With over 3,000 years of history, Chinese civilization is one of the oldest in the world and millennials have become the spokespeople of cultural pride. This pride is reflected in both everyday style and consumption patterns, and “Yangxi Palace” is supporting this cultural renaissance.
The younger generations are getting specific, expressing their desire to incorporate traditional culture into modern dress. According to millennials Tang, Song, Yuan, Ming and Qing Dynasties each have their own specific styles. Instead of repeating superficial Chinese aesthetics, it’s better to go deeper in a specific period.
About this, Gogoboi accurately described in severals posts on his Wechat page Manchu’s concubines aesthetics and how is possible combine it with modern times. Old time is becoming a new fashion and a perfect description of chinese millennials’ fashion taste.
In ancient times it was believed that the so called “樱桃小口”, “small peach mouth” the literary translation, deemed a charming look on women. Now the “just bitten lips” fashion, is the current trend thanks to Story of Yanxi Palace. In short, chinese tv drama, takes the lipstick shape of Chinese dynasties past and has adapted it for women of the internet era.
On Weibo, Guerlain – a French perfume, cosmetics and skincare sector giant – also announced that the lipsticks used in the Yangxi Palace are none other than their Rouge G lipsticks. The French maison also explained how make-up artists used their lipsticks to emulate Empress’ grace and royalty, or consort Ling’s intelligence. The message it’s easy: here’s how normal and modern Chinese woman can get an updated royal court lady look.
There are several instances of Chinese brands’ efforts to cater to millennials’ desire to connect with ancient culture. China’s Forbidden City, a site of one of the world’s most famous monument, launched a line of traditional accessories which it sold in brick and mortar sites as well as online. They even hired a millennial marketing team to better connect with their target audience through digital millennial ‘speak’.
As is often the case with popular series in the Western market, Yanxi merchandise and products are extremely popular in China. A search on Alibaba’s Taobao shopping platform pulls 100 pages of products ranging from replica jewellery items worn by characters to lipsticks used by a popular concubine in the show.
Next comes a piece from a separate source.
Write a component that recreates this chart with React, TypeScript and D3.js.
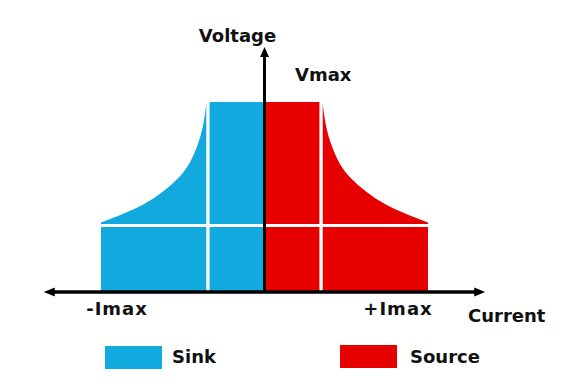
import React from 'react';
import * as d3 from 'd3';

// chart values (current & voltage in units of Imax / Vmax)
const curveCurrents = [1.0, 0.9, 0.8, 0.7, 0.6, 0.5, 0.45, 0.4, 0.375, 0.362, 0.355];
const curveVoltages = [0.366, 0.398, 0.434, 0.478, 0.54, 0.62, 0.685, 0.79, 0.875, 0.945, 1.0];
const kneeCurrent = 0.345;
const gridVoltage = 0.35;
const axisCurrentExtent = 1.35;
const axisVoltageTop = 1.29;
const currentLabels = ['-Imax', '+Imax'];
const legendItems = ['Sink', 'Source'];

const BLUE = '#11a9de';
const RED = '#e60000';
const WIDTH = 563;
const HEIGHT = 387;

const App: React.FC = () => {
  const x = d3.scaleLinear().domain([-1, 1]).range([101, 428]);
  const y = d3.scaleLinear().domain([0, 1]).range([292, 102]);

  // smooth outline through the read-off points
  const area = d3.area<[number, number]>()
    .x(d => x(d[0]))
    .y0(y(0))
    .y1(d => y(d[1]))
    .curve(d3.curveBasis);

  const sinkPts: [number, number][] = curveCurrents.map((c, i) => [-c, curveVoltages[i]]);
  const sourcePts: [number, number][] = curveCurrents
    .map((c, i) => [c, curveVoltages[i]] as [number, number])
    .reverse();

  const x0 = x(0);
  const yAxisY = y(0);
  const font = '"DejaVu Sans", Verdana, sans-serif';

  const xl = x(-axisCurrentExtent);
  const xr = x(axisCurrentExtent);
  const yt = y(axisVoltageTop);

  return (
    <svg width={WIDTH} height={HEIGHT} style={{ position: 'absolute', left: 0, top: 0, background: '#fff' }}>
      {/* sink (blue) */}
      <path d={area(sinkPts) || ''} fill={BLUE} />
      <rect x={x(-kneeCurrent)} y={y(1)} width={x0 - x(-kneeCurrent)} height={y(0) - y(1)} fill={BLUE} />
      {/* source (red) */}
      <path d={area(sourcePts) || ''} fill={RED} />
      <rect x={x0} y={y(1)} width={x(kneeCurrent) - x0} height={y(0) - y(1)} fill={RED} />

      {/* white grid lines */}
      <line x1={x(-1)} x2={x(1)} y1={y(gridVoltage)} y2={y(gridVoltage)} stroke="#fff" strokeWidth={3} />
      {[-kneeCurrent, kneeCurrent].map(c => (
        <line key={c} x1={x(c)} x2={x(c)} y1={y(1)} y2={y(0)} stroke="#fff" strokeWidth={3} />
      ))}

      {/* axes */}
      <line x1={xl + 9} x2={xr - 9} y1={yAxisY} y2={yAxisY} stroke="#000" strokeWidth={3.5} />
      <polygon points={`${xr},${yAxisY} ${xr - 11},${yAxisY - 4.5} ${xr - 11},${yAxisY + 4.5}`} fill="#000" />
      <polygon points={`${xl},${yAxisY} ${xl + 11},${yAxisY - 4.5} ${xl + 11},${yAxisY + 4.5}`} fill="#000" />
      <line x1={x0} x2={x0} y1={yAxisY} y2={yt + 8} stroke="#000" strokeWidth={3} />
      <polygon points={`${x0},${yt} ${x0 - 4.5},${yt + 10} ${x0 + 4.5},${yt + 10}`} fill="#000" />

      {/* labels */}
      <g fontFamily={font} fontWeight="bold" fontSize={18} fill="#111">
        <text x={x0 - 27} y={42} textAnchor="middle">Voltage</text>
        <text x={295} y={81}>Vmax</text>
        <text x={x(-1) + 16} y={315} textAnchor="middle" letterSpacing={1}>{currentLabels[0]}</text>
        <text x={x(1) - 30} y={315} textAnchor="middle" letterSpacing={1}>{currentLabels[1]}</text>
        <text x={468} y={322}>Current</text>
      </g>

      {/* legend */}
      <g fontFamily={font} fontWeight="bold" fontSize={18} fill="#111">
        <rect x={105} y={346} width={57} height={23} fill={BLUE} />
        <text x={172} y={363}>{legendItems[0]}</text>
        <rect x={340} y={345} width={57} height={23} fill={RED} />
        <text x={410} y={363}>{legendItems[1]}</text>
      </g>
    </svg>
  );
};

export default App;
How can foreign brands be on trend? Building an in-depth knowledge of Chinese culture and history is important. A superficial cultural knowledge will not only drive marketing campaigns into the ground, it can spark loads of disparaging comments from millennials on Weibo and other social channels.
The Muzkin Chinese fashion brand, launched in 2014 by George Feng and Kate Han, is rejecting the prevalence of the Western aesthetic in favor of the Far East. Muzkin’s mission is to revive China through unique representations of ethnic minorities. Efforts include a recent display of the embroidery of Xinjiang province on the catwalk. Mukzin’s brand is “100% Made in China” – even the photographers and models used are chosen from within the country’s borders.
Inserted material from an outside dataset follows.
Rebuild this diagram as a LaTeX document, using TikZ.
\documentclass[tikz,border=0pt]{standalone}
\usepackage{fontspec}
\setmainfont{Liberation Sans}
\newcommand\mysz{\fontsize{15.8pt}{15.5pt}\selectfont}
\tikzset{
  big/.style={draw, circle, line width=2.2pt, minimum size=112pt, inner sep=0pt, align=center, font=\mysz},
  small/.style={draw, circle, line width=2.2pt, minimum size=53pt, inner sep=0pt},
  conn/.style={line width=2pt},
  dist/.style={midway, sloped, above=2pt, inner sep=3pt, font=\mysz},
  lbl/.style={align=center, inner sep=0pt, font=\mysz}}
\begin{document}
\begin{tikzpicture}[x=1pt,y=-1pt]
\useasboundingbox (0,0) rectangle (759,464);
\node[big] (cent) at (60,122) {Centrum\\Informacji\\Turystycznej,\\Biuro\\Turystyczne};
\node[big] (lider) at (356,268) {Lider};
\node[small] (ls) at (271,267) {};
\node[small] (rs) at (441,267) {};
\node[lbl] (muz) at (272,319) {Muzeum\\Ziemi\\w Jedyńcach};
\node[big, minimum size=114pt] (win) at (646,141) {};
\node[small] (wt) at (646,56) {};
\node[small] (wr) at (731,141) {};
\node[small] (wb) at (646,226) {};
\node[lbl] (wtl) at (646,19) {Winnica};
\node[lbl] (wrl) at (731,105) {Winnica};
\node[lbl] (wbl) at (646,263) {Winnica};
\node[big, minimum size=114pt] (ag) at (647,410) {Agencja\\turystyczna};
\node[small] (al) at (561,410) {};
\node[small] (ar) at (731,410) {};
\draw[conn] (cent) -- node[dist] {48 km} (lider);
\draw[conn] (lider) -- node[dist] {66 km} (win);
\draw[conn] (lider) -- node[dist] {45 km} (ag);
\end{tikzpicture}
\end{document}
This year’s dog-applique stunt was met by many opposing voices. Millennials do not want to be labeled as 土豪, which literally means “enriched potato” signifying new-found wealth without culture.
Reanimating ancient arts and crafts with the help of local experts and designers is a fertile direction for international luxury brands that want to enter the market. China’s younger generations are just beginning to delve into traditional culture, and want to discover more – even through consumptive channels.
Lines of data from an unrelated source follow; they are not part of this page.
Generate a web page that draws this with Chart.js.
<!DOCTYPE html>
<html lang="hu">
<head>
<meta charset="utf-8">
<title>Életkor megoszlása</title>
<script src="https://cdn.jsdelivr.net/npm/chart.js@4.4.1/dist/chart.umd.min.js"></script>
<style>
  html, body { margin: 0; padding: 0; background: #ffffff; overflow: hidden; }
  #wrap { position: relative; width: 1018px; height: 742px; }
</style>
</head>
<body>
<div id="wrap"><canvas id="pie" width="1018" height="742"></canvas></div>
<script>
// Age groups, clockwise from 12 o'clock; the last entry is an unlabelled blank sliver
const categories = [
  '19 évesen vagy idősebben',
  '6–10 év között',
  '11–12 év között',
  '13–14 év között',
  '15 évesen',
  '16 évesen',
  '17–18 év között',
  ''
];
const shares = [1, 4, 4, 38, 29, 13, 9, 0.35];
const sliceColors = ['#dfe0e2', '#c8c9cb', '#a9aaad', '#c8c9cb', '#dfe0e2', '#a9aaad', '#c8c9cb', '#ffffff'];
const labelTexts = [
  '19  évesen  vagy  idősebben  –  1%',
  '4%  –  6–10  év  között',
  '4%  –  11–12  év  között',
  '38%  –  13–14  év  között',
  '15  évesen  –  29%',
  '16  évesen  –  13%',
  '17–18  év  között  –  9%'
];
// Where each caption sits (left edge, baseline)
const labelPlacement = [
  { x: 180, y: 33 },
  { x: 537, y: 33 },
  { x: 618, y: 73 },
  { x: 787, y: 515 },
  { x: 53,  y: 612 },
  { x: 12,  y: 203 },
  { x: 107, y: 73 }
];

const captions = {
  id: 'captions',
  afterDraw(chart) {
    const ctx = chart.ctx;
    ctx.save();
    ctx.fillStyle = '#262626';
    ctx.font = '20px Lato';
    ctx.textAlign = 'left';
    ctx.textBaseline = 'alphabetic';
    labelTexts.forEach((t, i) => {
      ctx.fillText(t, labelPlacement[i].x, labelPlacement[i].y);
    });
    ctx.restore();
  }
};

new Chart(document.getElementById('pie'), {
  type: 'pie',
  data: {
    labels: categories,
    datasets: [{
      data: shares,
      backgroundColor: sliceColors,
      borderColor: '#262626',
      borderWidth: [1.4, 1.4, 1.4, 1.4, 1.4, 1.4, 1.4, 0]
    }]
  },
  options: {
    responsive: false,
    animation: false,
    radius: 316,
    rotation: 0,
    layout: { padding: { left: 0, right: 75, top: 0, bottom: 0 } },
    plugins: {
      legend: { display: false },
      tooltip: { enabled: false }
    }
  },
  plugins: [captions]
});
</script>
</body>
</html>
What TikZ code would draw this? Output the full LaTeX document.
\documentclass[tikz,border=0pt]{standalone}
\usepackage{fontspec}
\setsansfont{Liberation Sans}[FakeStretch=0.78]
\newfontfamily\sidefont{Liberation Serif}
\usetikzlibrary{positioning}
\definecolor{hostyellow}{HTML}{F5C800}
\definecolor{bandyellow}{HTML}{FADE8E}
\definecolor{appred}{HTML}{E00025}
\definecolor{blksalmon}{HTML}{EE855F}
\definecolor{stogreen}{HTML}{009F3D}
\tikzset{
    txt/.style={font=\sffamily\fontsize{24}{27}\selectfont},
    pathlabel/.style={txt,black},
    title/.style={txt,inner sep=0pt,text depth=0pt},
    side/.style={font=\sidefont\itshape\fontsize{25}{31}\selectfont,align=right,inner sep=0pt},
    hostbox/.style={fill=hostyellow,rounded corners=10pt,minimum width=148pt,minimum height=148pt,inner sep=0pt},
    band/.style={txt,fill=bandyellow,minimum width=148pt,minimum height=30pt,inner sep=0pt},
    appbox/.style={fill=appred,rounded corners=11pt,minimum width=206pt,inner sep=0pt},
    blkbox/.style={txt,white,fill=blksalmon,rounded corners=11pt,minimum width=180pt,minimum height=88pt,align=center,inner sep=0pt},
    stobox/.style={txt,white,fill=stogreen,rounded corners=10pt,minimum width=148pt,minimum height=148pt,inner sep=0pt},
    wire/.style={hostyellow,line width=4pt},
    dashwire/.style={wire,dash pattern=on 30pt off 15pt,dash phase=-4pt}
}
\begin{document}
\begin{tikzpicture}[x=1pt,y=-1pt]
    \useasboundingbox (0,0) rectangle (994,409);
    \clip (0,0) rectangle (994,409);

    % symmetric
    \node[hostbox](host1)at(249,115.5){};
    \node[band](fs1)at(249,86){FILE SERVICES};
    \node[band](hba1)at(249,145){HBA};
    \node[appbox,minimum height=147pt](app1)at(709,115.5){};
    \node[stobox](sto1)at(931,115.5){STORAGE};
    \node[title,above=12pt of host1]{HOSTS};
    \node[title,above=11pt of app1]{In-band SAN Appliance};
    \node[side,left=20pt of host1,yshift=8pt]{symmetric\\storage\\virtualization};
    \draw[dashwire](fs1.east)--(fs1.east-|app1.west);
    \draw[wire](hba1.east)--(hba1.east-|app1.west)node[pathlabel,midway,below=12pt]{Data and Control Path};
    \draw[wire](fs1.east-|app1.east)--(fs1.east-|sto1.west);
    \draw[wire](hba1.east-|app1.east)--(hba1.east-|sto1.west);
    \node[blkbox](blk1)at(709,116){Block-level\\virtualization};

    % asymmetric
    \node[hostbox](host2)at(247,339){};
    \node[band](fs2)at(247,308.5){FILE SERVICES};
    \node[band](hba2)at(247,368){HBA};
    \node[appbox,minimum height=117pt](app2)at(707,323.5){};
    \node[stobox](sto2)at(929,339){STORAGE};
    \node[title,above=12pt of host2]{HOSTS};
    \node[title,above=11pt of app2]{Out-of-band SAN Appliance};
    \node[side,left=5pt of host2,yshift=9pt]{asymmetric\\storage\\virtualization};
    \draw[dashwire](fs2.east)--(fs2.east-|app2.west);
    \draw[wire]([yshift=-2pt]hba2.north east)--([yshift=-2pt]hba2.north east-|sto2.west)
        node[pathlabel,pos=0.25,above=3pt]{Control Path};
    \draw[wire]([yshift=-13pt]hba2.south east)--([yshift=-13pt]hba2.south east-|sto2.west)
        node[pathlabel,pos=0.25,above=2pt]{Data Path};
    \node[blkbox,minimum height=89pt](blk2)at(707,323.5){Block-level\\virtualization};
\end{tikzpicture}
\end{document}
Foreign luxury brands can also support China’s cultural renaissance by funding cultural programs or by developing specific products that support local craftsmanship and skilled labor.
A great example is Cartier’s recent collaboration with Chinese artisans to restore the ancient clocks of the Forbidden City Palace Museum. The brand received overwhelmingly positive feedback for its efforts. Cultural patronage that goes beyond limited timespan of Chinese New Year will foster lasting impact and brand loyalty.